_Data records_:
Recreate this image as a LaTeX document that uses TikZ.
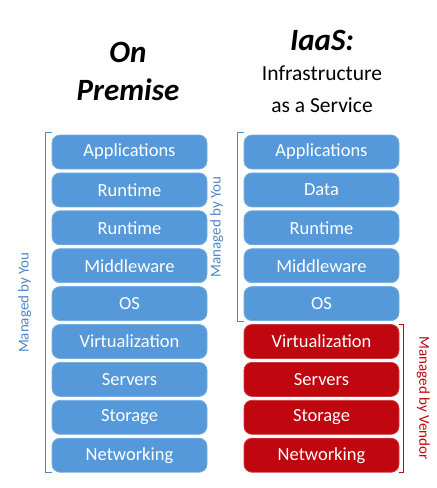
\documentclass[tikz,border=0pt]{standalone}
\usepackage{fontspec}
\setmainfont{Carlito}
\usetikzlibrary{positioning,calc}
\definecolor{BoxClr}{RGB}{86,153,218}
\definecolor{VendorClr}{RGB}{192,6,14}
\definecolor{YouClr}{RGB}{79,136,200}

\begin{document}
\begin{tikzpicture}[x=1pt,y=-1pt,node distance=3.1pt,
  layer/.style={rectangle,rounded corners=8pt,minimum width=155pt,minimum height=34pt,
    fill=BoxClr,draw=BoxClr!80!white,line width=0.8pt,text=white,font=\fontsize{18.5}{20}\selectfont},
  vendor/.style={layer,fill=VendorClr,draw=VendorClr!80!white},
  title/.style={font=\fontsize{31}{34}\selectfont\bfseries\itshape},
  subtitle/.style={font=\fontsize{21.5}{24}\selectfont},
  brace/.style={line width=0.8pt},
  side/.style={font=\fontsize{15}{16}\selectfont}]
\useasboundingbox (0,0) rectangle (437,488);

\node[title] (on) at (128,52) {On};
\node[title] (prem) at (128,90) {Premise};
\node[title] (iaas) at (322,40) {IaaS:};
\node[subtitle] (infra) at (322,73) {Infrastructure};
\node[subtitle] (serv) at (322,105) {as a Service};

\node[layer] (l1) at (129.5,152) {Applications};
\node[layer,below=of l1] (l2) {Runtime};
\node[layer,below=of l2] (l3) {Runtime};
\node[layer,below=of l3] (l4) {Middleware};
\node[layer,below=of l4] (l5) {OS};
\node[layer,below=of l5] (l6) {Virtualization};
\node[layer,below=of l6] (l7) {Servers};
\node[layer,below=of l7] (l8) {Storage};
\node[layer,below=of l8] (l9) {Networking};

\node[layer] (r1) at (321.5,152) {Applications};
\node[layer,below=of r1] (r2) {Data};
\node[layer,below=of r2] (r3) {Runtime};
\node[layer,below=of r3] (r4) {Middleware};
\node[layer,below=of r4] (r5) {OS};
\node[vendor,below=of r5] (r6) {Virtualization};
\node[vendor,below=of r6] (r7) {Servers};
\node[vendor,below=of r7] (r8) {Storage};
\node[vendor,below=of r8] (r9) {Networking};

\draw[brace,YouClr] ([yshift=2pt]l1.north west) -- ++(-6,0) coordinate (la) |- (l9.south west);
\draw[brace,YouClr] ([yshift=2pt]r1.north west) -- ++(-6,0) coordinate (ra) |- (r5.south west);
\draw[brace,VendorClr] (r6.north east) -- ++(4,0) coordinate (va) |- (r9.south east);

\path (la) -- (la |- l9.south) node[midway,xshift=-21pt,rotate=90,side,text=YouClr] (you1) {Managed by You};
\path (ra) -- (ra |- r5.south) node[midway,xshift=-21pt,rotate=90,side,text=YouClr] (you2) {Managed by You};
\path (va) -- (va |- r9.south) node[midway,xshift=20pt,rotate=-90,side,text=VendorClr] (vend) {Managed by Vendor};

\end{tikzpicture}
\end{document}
--
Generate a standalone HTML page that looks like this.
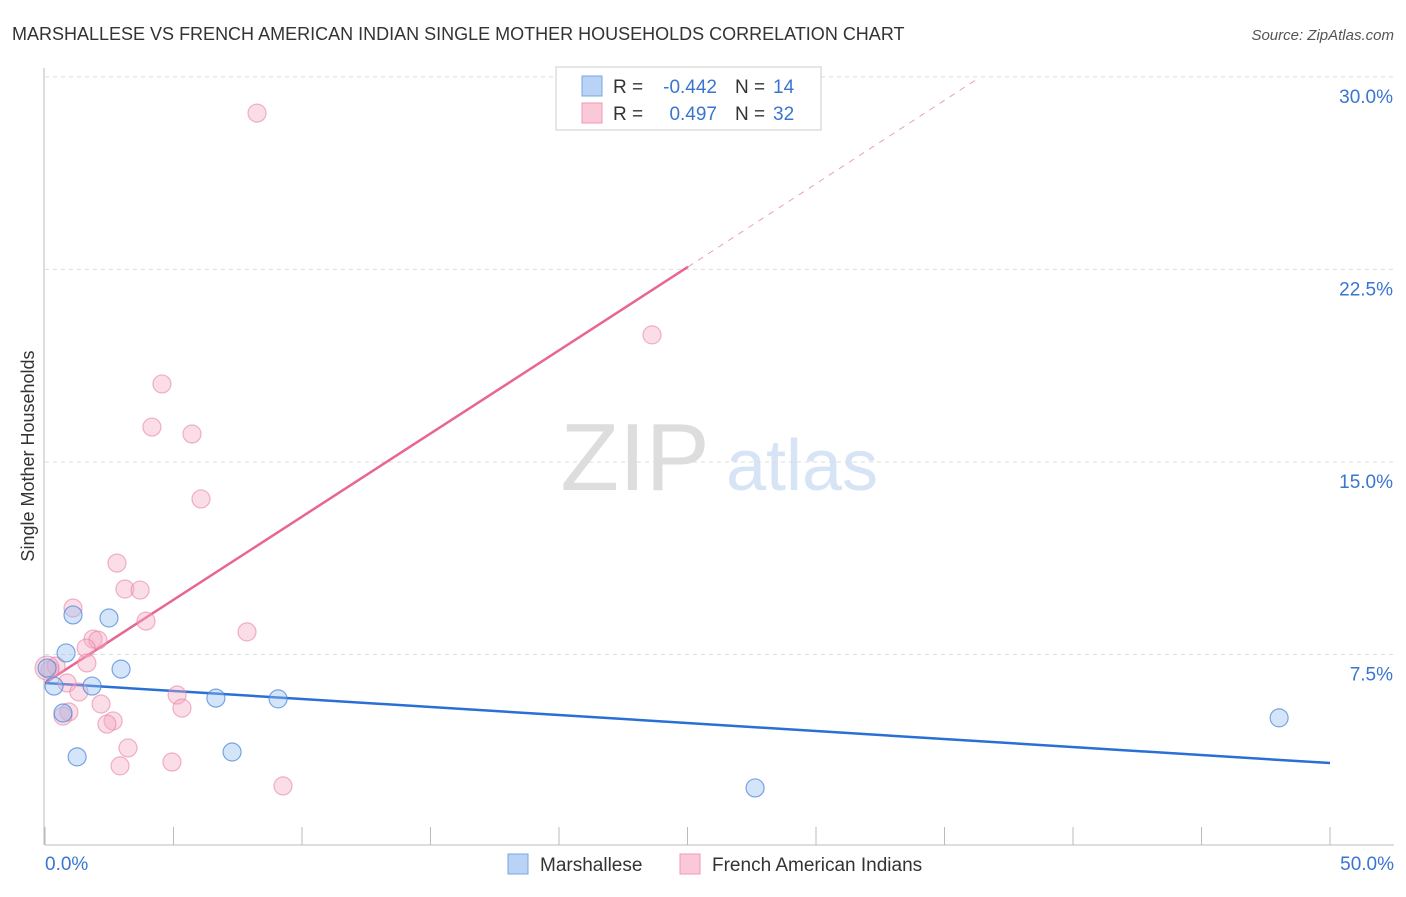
==
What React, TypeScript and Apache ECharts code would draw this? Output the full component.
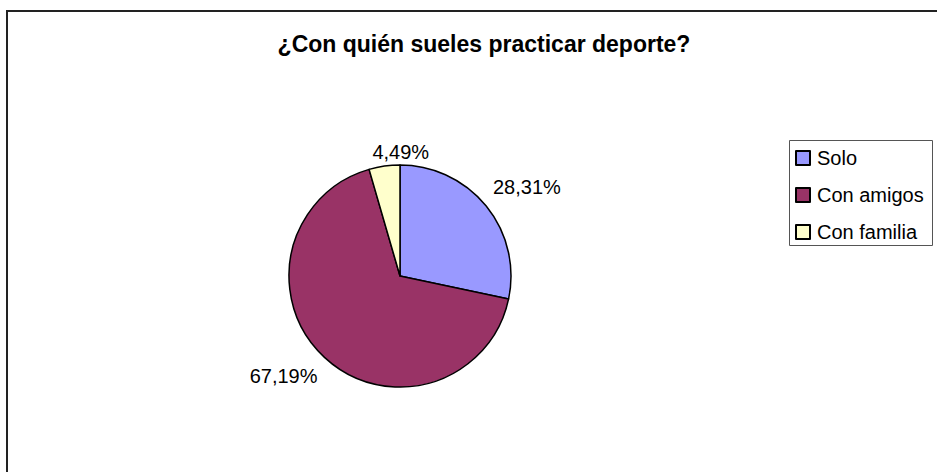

_Task_: Look above for the line with "Recreate this image", then print it and each line after it down to and including the line with "(0,0) rectangle (437,488);". Leave out the pictures and keep the wording exact.

_Solution to the exercise_:
Recreate this image as a LaTeX document that uses TikZ.
\documentclass[tikz,border=0pt]{standalone}
\usepackage{fontspec}
\setmainfont{Carlito}
\usetikzlibrary{positioning,calc}
\definecolor{BoxClr}{RGB}{86,153,218}
\definecolor{VendorClr}{RGB}{192,6,14}
\definecolor{YouClr}{RGB}{79,136,200}

\begin{document}
\begin{tikzpicture}[x=1pt,y=-1pt,node distance=3.1pt,
  layer/.style={rectangle,rounded corners=8pt,minimum width=155pt,minimum height=34pt,
    fill=BoxClr,draw=BoxClr!80!white,line width=0.8pt,text=white,font=\fontsize{18.5}{20}\selectfont},
  vendor/.style={layer,fill=VendorClr,draw=VendorClr!80!white},
  title/.style={font=\fontsize{31}{34}\selectfont\bfseries\itshape},
  subtitle/.style={font=\fontsize{21.5}{24}\selectfont},
  brace/.style={line width=0.8pt},
  side/.style={font=\fontsize{15}{16}\selectfont}]
\useasboundingbox (0,0) rectangle (437,488);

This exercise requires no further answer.